Leave out the pictures and copy everything else below exactly.

===

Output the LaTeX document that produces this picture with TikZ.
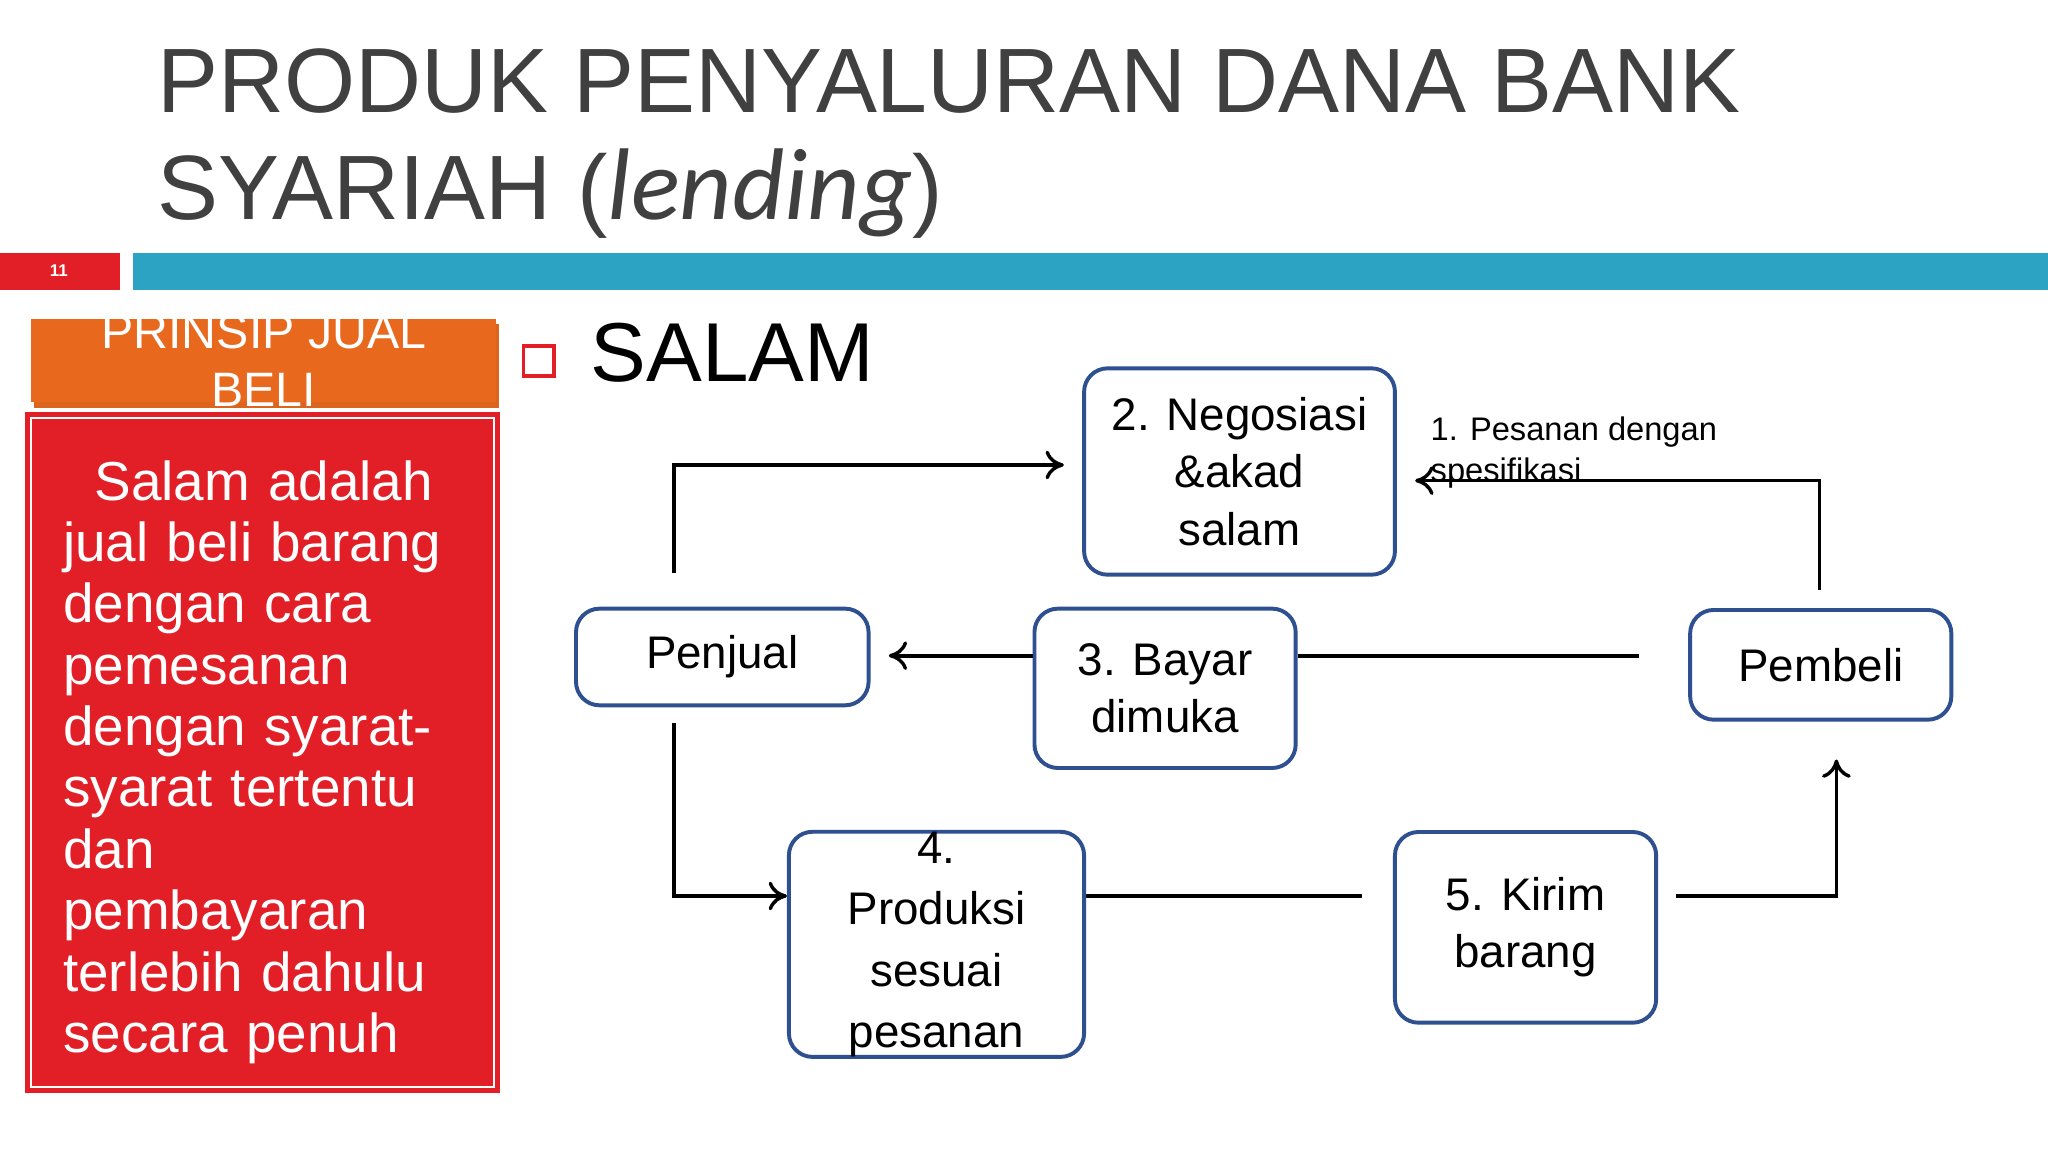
\documentclass[tikz,border=0pt]{standalone}
\usepackage{fontspec}
\setmainfont{Liberation Sans}
\newfontfamily\carl{Carlito}
\usetikzlibrary{arrows.meta,calc}
\definecolor{ttl}{HTML}{404040}
\definecolor{teal}{HTML}{2DA3C4}
\definecolor{rbar}{HTML}{E21F26}
\definecolor{org}{HTML}{E8691E}
\definecolor{bdr}{HTML}{2F5090}
\tikzset{
  box/.style={draw=bdr,line width=1.5pt,rounded corners=9pt,fill=white,align=center,font=\fontsize{17.5}{22}\selectfont,inner sep=0pt},
  conn/.style={line width=1.4pt,black},
  arr/.style={conn,-{To[length=7pt,width=11pt,line width=1.3pt]}}
}
\begin{document}
\begin{tikzpicture}[x=0.5pt,y=-0.5pt]
\useasboundingbox (0,0) rectangle (1568,882);
\fill[white] (0,0) rectangle (1568,882);
% title
\node[anchor=base west,text=ttl,font=\fontsize{35}{35}\selectfont,inner sep=0pt] (t1) at (120,86) {PRODUK PENYALURAN DANA BANK};
\node[anchor=base west,text=ttl,font=\fontsize{35}{35}\selectfont,inner sep=0pt] (t2) at (120,168) {SYARIAH ({\carl\itshape\fontsize{39}{39}\selectfont lending})};
% bars
\fill[rbar] (0,194) rectangle (92,222);
\node[text=white,font=\fontsize{6.5}{7}\selectfont\bfseries] (num) at (45,207) {11};
\fill[teal] (102,194) rectangle (1568,222);
% orange box
\begin{scope}
\clip (0,244) rectangle (400,316);
\fill[org!95!black] (26,248) rectangle (382,312);
\fill[org] (24,244) rectangle (380,308);
\node[text=white,align=center,font=\fontsize{18.5}{22}\selectfont] (ob) at (202,276) {PRINSIP JUAL\\BELI};
\end{scope}
% red box
\fill[rbar] (20,316) rectangle (382,836);
\draw[white,line width=0.8pt] (24,320) rectangle (378,832);
\draw[rbar,line width=0.6pt] (20,316) rectangle (382,836);
\node[anchor=north west,text=white,align=left,text width=175pt,inner sep=0pt,font=\fontsize{21}{23.5}\selectfont] (rt) at (48,352)
{\hspace*{12pt}Salam adalah\\jual beli barang\\dengan cara\\pemesanan\\dengan syarat-\\syarat tertentu\\dan\\pembayaran\\terlebih dahulu\\secara penuh};
% bullet and SALAM
\draw[rbar,line width=1.3pt] (401,265) rectangle (424,288);
\node[anchor=west,font=\fontsize{32}{32}\selectfont,inner sep=0pt] (salam) at (452,270) {SALAM};
% nodes
\node[box,minimum width=119pt,minimum height=79pt] (neg) at (949,361) {2. Negosiasi\\\&akad\\salam};
\node[box,minimum width=112pt,minimum height=37pt] (pj) at (553,503) {Penjual};
\node[box,minimum width=100pt,minimum height=61pt] (by) at (892,527) {3. Bayar\\dimuka};
\node[box,minimum width=100pt,minimum height=42pt] (pb) at (1394,509) {Pembeli};
\node[box,minimum width=113pt,minimum height=73pt,font=\fontsize{17.5}{23.5}\selectfont] (pr) at (717,723) {4.\\Produksi\\sesuai\\pesanan};
\node[box,minimum width=100pt,minimum height=73pt] (kr) at (1168,710) {5. Kirim\\barang};
% label
\node[anchor=north west,align=left,inner sep=0pt,font=\fontsize{12.5}{15.5}\selectfont] (lbl) at (1095,319) {1. Pesanan dengan\\spesifikasi};
% connectors
\coordinate (c1) at (516,356);
\draw[arr] ($(pj.north)+(-37,-26)$) -- (c1) -- ($(neg.west)+(-14,-5)$);
\coordinate (c2) at (1393,368);
\draw[arr] ($(pb.north)+(-1,-14)$) -- (c2) -- ($(neg.east)+(14,7)$);
\coordinate (c3) at (1255,502);
\draw[conn] (c3) -- (by.east |- c3);
\draw[arr] (by.west |- c3) -- ($(pj.east)+(14,-1)$);
\coordinate (c4) at (516,686);
\draw[arr] ($(pj.south)+(-37,12)$) -- (c4) -- (pr.west |- c4);
\coordinate (c5) at (1043,686);
\draw[conn] (pr.east |- c5) -- (c5);
\coordinate (c6) at (1406,686);
\draw[arr] ($(kr.east)+(14,-24)$) -- (c6) -- ($(pb.south)+(12,29)$);
\end{tikzpicture}
\end{document}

===

### Task output
Output the LaTeX document that produces this picture with TikZ.
\documentclass[tikz,border=0pt]{standalone}
\usepackage{fontspec}
\setmainfont{Liberation Sans}
\newfontfamily\carl{Carlito}
\usetikzlibrary{arrows.meta,calc}
\definecolor{ttl}{HTML}{404040}
\definecolor{teal}{HTML}{2DA3C4}
\definecolor{rbar}{HTML}{E21F26}
\definecolor{org}{HTML}{E8691E}
\definecolor{bdr}{HTML}{2F5090}
\tikzset{
  box/.style={draw=bdr,line width=1.5pt,rounded corners=9pt,fill=white,align=center,font=\fontsize{17.5}{22}\selectfont,inner sep=0pt},
  conn/.style={line width=1.4pt,black},
  arr/.style={conn,-{To[length=7pt,width=11pt,line width=1.3pt]}}
}
\begin{document}
\begin{tikzpicture}[x=0.5pt,y=-0.5pt]
\useasboundingbox (0,0) rectangle (1568,882);
\fill[white] (0,0) rectangle (1568,882);
% title
\node[anchor=base west,text=ttl,font=\fontsize{35}{35}\selectfont,inner sep=0pt] (t1) at (120,86) {PRODUK PENYALURAN DANA BANK};
\node[anchor=base west,text=ttl,font=\fontsize{35}{35}\selectfont,inner sep=0pt] (t2) at (120,168) {SYARIAH ({\carl\itshape\fontsize{39}{39}\selectfont lending})};
% bars
\fill[rbar] (0,194) rectangle (92,222);
\node[text=white,font=\fontsize{6.5}{7}\selectfont\bfseries] (num) at (45,207) {11};
\fill[teal] (102,194) rectangle (1568,222);
% orange box
\begin{scope}
\clip (0,244) rectangle (400,316);
\fill[org!95!black] (26,248) rectangle (382,312);
\fill[org] (24,244) rectangle (380,308);
\node[text=white,align=center,font=\fontsize{18.5}{22}\selectfont] (ob) at (202,276) {PRINSIP JUAL\\BELI};
\end{scope}
% red box
\fill[rbar] (20,316) rectangle (382,836);
\draw[white,line width=0.8pt] (24,320) rectangle (378,832);
\draw[rbar,line width=0.6pt] (20,316) rectangle (382,836);
\node[anchor=north west,text=white,align=left,text width=175pt,inner sep=0pt,font=\fontsize{21}{23.5}\selectfont] (rt) at (48,352)
{\hspace*{12pt}Salam adalah\\jual beli barang\\dengan cara\\pemesanan\\dengan syarat-\\syarat tertentu\\dan\\pembayaran\\terlebih dahulu\\secara penuh};
% bullet and SALAM
\draw[rbar,line width=1.3pt] (401,265) rectangle (424,288);
\node[anchor=west,font=\fontsize{32}{32}\selectfont,inner sep=0pt] (salam) at (452,270) {SALAM};
% nodes
\node[box,minimum width=119pt,minimum height=79pt] (neg) at (949,361) {2. Negosiasi\\\&akad\\salam};
\node[box,minimum width=112pt,minimum height=37pt] (pj) at (553,503) {Penjual};
\node[box,minimum width=100pt,minimum height=61pt] (by) at (892,527) {3. Bayar\\dimuka};
\node[box,minimum width=100pt,minimum height=42pt] (pb) at (1394,509) {Pembeli};
\node[box,minimum width=113pt,minimum height=73pt,font=\fontsize{17.5}{23.5}\selectfont] (pr) at (717,723) {4.\\Produksi\\sesuai\\pesanan};
\node[box,minimum width=100pt,minimum height=73pt] (kr) at (1168,710) {5. Kirim\\barang};
% label
\node[anchor=north west,align=left,inner sep=0pt,font=\fontsize{12.5}{15.5}\selectfont] (lbl) at (1095,319) {1. Pesanan dengan\\spesifikasi};
% connectors
\coordinate (c1) at (516,356);
\draw[arr] ($(pj.north)+(-37,-26)$) -- (c1) -- ($(neg.west)+(-14,-5)$);
\coordinate (c2) at (1393,368);
\draw[arr] ($(pb.north)+(-1,-14)$) -- (c2) -- ($(neg.east)+(14,7)$);
\coordinate (c3) at (1255,502);
\draw[conn] (c3) -- (by.east |- c3);
\draw[arr] (by.west |- c3) -- ($(pj.east)+(14,-1)$);
\coordinate (c4) at (516,686);
\draw[arr] ($(pj.south)+(-37,12)$) -- (c4) -- (pr.west |- c4);
\coordinate (c5) at (1043,686);
\draw[conn] (pr.east |- c5) -- (c5);
\coordinate (c6) at (1406,686);
\draw[arr] ($(kr.east)+(14,-24)$) -- (c6) -- ($(pb.south)+(12,29)$);
\end{tikzpicture}
\end{document}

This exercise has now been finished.